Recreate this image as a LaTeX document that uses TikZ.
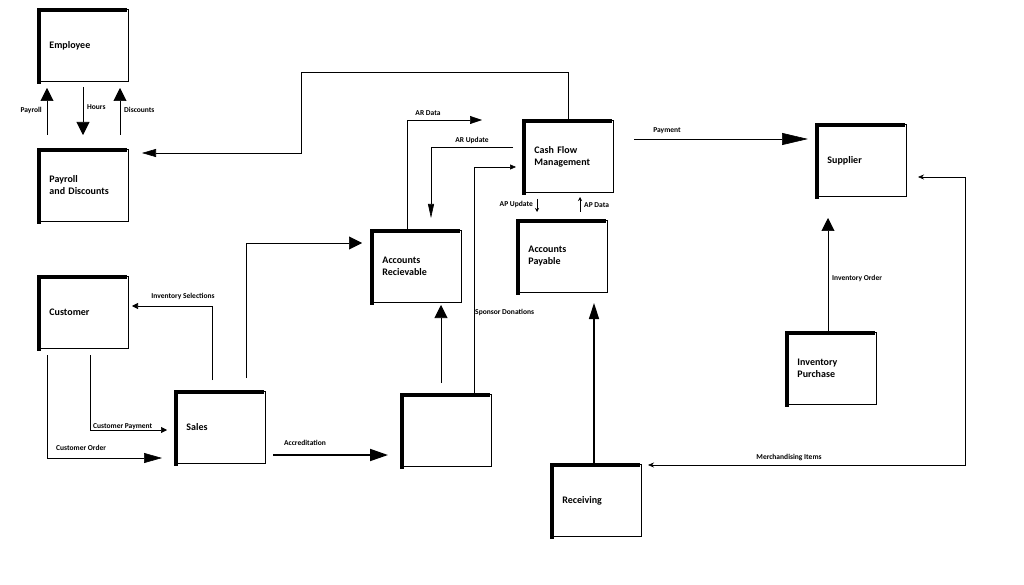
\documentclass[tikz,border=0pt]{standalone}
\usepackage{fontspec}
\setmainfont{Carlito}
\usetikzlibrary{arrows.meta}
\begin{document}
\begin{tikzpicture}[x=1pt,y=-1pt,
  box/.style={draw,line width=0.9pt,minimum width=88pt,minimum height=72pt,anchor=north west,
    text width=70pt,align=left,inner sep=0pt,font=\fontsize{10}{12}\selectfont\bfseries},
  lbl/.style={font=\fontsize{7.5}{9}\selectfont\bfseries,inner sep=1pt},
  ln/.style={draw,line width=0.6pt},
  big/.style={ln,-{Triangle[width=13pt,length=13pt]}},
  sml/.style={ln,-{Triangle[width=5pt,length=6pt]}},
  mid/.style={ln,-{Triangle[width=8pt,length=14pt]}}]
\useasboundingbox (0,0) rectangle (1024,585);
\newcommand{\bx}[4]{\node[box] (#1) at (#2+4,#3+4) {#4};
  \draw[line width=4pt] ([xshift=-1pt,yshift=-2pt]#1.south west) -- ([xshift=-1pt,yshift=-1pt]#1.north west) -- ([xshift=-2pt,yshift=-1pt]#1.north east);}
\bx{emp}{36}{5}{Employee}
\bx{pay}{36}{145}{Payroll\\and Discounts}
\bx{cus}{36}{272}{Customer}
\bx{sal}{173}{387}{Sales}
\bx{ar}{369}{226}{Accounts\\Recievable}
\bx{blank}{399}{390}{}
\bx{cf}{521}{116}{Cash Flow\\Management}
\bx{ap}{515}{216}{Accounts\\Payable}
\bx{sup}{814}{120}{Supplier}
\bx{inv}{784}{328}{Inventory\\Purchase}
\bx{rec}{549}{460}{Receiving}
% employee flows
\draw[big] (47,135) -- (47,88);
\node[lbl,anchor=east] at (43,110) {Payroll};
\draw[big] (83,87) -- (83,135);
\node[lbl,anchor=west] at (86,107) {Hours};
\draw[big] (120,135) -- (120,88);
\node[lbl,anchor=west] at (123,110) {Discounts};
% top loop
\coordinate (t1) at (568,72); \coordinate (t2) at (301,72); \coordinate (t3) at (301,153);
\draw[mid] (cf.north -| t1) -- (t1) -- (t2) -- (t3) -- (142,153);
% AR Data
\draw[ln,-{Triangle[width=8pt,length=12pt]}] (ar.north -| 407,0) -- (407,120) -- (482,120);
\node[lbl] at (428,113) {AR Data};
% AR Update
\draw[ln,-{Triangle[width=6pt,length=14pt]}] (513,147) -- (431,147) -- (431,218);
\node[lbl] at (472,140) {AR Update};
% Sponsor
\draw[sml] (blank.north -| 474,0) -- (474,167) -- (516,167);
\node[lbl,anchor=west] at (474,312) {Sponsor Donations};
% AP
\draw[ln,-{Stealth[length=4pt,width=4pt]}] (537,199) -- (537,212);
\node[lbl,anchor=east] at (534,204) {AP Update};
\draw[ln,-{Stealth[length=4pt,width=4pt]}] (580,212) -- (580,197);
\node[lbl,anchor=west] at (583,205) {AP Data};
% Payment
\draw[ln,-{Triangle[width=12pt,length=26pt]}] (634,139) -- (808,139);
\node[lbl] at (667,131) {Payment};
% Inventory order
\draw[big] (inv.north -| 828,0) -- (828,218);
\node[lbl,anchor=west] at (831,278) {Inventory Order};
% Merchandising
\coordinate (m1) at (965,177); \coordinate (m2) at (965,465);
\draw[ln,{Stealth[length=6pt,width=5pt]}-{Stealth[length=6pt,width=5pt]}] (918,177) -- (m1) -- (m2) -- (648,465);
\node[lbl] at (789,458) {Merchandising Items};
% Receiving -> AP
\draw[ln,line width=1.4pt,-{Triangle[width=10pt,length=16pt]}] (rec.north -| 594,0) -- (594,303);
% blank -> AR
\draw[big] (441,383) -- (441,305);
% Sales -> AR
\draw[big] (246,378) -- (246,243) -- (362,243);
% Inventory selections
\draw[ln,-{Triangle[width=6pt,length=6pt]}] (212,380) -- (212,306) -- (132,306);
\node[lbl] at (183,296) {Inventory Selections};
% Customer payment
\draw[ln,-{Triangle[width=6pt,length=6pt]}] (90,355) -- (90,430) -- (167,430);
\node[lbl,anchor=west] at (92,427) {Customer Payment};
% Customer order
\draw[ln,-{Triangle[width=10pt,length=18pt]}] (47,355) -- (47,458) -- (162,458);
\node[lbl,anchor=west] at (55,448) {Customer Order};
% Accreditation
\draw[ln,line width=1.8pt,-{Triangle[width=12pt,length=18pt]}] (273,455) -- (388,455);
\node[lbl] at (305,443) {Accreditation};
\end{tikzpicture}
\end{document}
--
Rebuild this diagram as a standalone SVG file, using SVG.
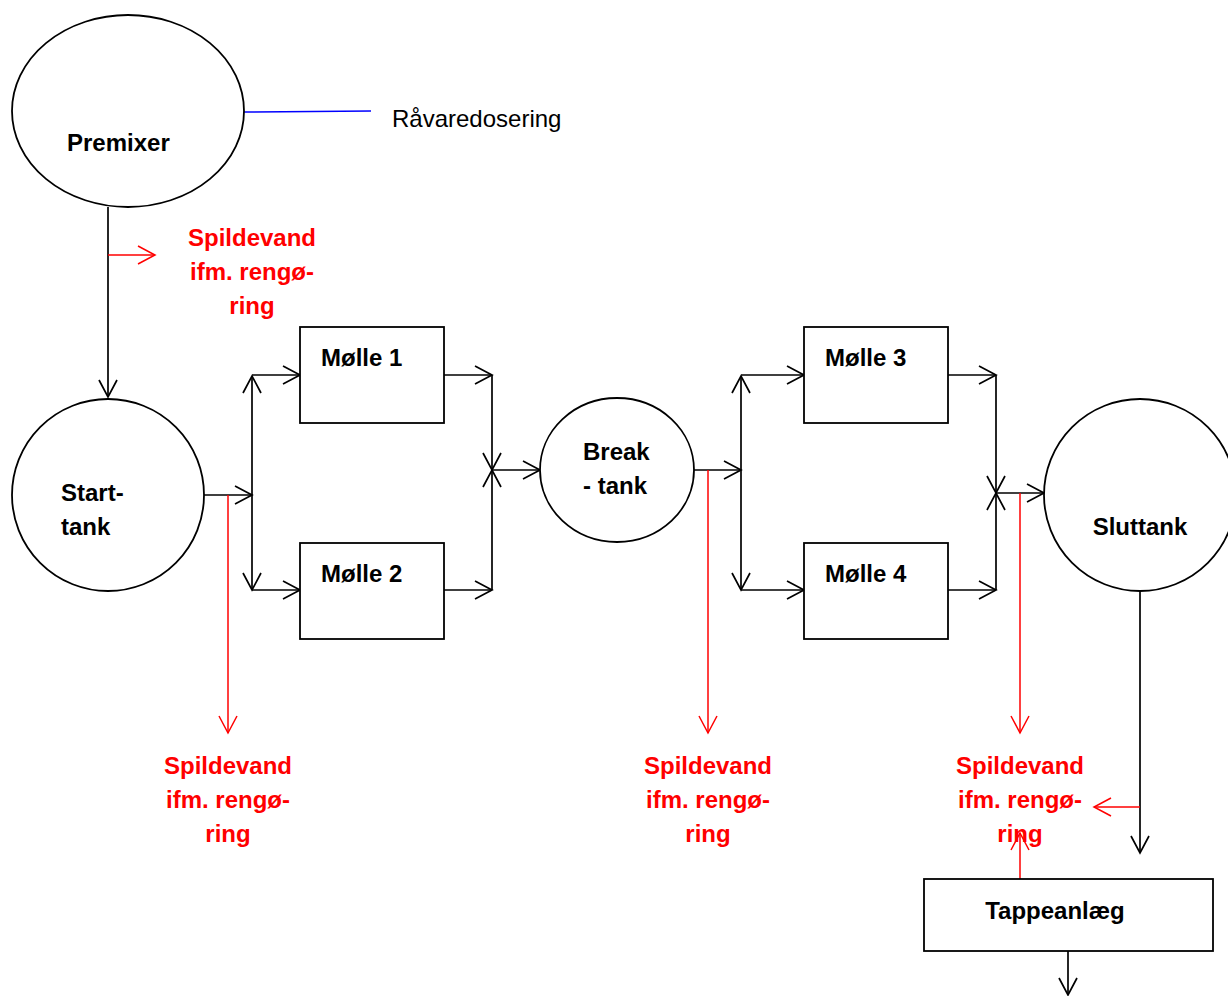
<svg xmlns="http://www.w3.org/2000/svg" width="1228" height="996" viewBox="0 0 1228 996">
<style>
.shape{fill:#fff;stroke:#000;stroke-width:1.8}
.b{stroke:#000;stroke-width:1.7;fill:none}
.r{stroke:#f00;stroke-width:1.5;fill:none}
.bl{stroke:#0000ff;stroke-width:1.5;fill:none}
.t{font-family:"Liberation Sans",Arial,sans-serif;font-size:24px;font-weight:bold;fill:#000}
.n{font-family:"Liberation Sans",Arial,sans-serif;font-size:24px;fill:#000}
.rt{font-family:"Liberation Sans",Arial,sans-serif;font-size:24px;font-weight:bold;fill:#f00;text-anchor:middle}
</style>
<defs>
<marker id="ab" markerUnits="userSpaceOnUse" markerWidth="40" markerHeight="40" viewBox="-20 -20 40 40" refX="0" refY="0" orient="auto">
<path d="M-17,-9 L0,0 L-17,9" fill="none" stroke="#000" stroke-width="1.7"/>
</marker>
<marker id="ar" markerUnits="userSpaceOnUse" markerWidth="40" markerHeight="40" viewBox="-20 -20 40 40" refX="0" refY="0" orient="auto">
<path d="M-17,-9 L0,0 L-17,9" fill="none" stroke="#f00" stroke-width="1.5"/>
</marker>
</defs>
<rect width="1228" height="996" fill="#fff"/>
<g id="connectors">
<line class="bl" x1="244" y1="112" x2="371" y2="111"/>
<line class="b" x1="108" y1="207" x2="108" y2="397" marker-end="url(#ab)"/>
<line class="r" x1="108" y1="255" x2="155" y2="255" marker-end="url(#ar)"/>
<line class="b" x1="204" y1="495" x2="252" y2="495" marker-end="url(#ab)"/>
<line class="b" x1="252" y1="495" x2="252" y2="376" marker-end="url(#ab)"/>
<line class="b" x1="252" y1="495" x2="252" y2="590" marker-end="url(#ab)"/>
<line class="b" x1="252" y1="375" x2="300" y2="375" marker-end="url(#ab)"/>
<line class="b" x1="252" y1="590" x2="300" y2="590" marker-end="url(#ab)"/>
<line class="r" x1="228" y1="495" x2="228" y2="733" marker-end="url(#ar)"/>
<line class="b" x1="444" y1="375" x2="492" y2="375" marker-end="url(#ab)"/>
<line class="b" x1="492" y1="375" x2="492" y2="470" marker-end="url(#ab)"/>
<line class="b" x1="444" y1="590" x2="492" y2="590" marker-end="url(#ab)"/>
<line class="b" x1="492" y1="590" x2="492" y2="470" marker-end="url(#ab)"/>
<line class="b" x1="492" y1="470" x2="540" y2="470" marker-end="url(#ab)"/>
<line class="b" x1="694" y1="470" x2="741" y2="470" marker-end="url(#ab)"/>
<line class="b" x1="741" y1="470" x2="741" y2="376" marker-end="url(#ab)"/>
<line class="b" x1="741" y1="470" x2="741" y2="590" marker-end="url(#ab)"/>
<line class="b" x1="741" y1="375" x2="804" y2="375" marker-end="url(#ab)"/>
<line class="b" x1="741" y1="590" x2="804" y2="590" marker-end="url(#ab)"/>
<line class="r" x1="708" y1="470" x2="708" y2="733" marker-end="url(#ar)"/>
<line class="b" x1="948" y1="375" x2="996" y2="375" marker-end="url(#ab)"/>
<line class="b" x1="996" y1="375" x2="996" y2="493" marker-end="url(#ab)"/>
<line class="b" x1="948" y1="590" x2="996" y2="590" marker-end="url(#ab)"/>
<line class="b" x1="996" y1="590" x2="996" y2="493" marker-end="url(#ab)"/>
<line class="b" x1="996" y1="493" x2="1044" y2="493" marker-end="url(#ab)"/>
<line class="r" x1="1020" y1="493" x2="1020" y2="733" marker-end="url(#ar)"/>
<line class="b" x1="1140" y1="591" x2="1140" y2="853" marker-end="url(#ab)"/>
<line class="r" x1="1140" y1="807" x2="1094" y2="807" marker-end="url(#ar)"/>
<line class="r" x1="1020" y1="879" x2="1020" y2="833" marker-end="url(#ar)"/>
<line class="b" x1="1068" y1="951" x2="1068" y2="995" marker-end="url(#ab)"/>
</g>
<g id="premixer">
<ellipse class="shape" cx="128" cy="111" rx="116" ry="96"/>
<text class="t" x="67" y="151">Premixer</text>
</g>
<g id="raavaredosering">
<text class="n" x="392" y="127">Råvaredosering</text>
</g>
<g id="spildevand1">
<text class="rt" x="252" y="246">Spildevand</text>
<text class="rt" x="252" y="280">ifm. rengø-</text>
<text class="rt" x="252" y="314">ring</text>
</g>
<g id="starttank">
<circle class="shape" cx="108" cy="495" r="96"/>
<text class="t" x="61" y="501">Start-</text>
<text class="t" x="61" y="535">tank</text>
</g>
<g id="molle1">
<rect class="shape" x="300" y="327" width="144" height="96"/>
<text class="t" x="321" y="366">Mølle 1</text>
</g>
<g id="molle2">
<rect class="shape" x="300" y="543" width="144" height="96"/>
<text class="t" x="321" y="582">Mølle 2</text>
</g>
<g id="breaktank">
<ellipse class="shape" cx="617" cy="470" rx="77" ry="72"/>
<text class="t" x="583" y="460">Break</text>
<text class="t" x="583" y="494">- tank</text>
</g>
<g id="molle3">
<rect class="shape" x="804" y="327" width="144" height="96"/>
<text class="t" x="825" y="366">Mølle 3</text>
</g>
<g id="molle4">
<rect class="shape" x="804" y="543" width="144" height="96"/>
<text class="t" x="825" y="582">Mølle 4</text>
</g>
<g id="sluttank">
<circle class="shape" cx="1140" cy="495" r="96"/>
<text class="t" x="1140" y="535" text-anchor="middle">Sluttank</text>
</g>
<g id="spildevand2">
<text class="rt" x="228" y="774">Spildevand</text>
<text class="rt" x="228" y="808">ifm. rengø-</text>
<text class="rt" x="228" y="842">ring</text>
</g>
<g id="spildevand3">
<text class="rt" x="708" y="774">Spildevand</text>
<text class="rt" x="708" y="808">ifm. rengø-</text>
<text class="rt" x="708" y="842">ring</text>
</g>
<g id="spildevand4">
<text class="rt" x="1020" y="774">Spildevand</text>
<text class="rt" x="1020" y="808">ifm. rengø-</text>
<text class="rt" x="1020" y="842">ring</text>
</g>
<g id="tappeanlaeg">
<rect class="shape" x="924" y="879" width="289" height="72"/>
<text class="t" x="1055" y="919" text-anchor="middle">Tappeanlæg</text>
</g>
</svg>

AIM:
Pull out all lines from the listing that contain the string "this".

WRITTEN REPLY:
Recreate this image as a LaTeX document that uses TikZ.
Rebuild this diagram as a standalone SVG file, using SVG.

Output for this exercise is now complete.